If the order mattered, that would be 6 * 5 = 30 ways.
But the order doesn't matter! There are 2 * 1 = 2 ways to arrange any 2 chosen toppings.
So, to find the number of unique combinations of 2 toppings, we divide: 30 / 2 = 15 ways.

Finally, since we can pick any of the ice cream combinations with any of the topping combinations, we multiply the number of ways for each part to get the total number of different dessert choices.
Total ways = (Ways to choose ice cream) * (Ways to choose toppings)
Total ways = 120 * 15 = 1800 ways.

Alternative answer

Answer: 1800 ways Explain
This is a question about **combinations**, which means picking groups of things where the order doesn't matter.

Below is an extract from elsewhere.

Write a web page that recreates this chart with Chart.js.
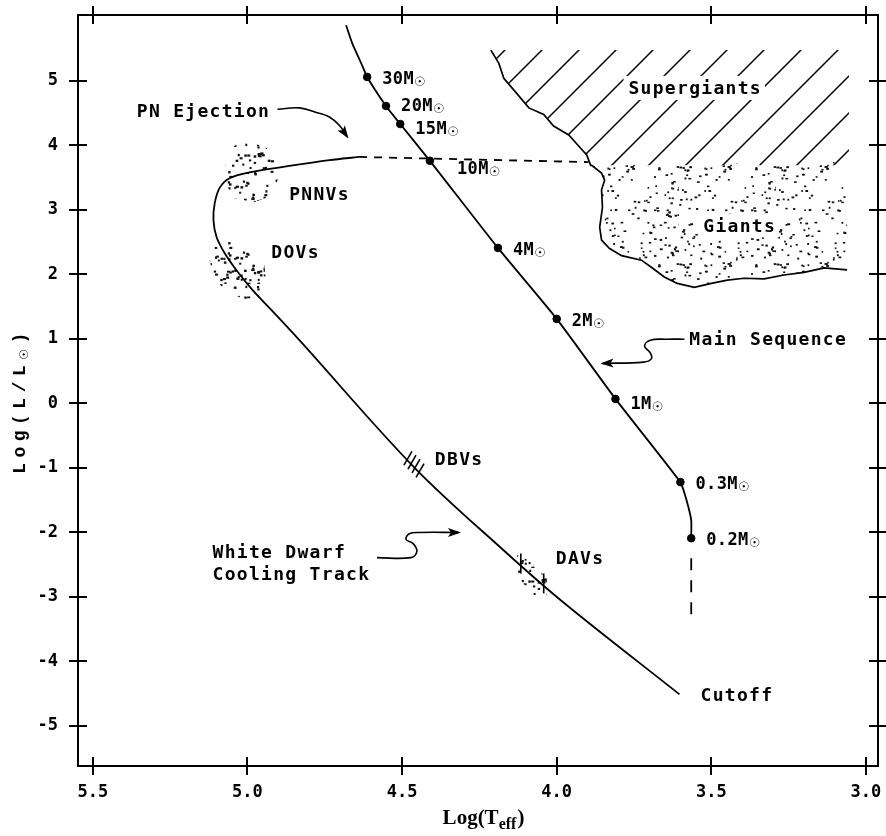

We need to figure out how many ways to pick the ice cream AND how many ways to pick the toppings, and then multiply those numbers together to get the total!

The solving step is:

1. **Picking the ice cream:** We have 10 kinds of ice cream, and we want to choose 3.
* If the order mattered (like picking a first, second, and third favorite), we'd have 10 choices for the first, 9 for the second, and 8 for the third. That's 10 * 9 * 8 = 720 ways.
* But since the order doesn't matter (picking Vanilla, Chocolate, Strawberry is the same as Chocolate, Vanilla, Strawberry), we need to divide by all the ways we can arrange 3 chosen flavors. There are 3 * 2 * 1 = 6 ways to arrange 3 different things.
* So, for ice cream, it's 720 / 6 = 120 ways to choose 3 flavors.

2. **Picking the toppings:** We have 6 kinds of toppings, and we want to choose 2.
* If the order mattered, we'd have 6 choices for the first and 5 for the second. That's 6 * 5 = 30 ways.
* But the order doesn't matter. We need to divide by all the ways we can arrange 2 chosen toppings. There are 2 * 1 = 2 ways to arrange 2 different things.
* So, for toppings, it's 30 / 2 = 15 ways to choose 2 toppings.

3. **Putting it all together:** To find the total number of ways to choose both ice cream and toppings, we multiply the number of ways for each choice.
* Total ways = (Ways to choose ice cream) * (Ways to choose toppings)
* Total ways = 120 * 15 = 1800 ways.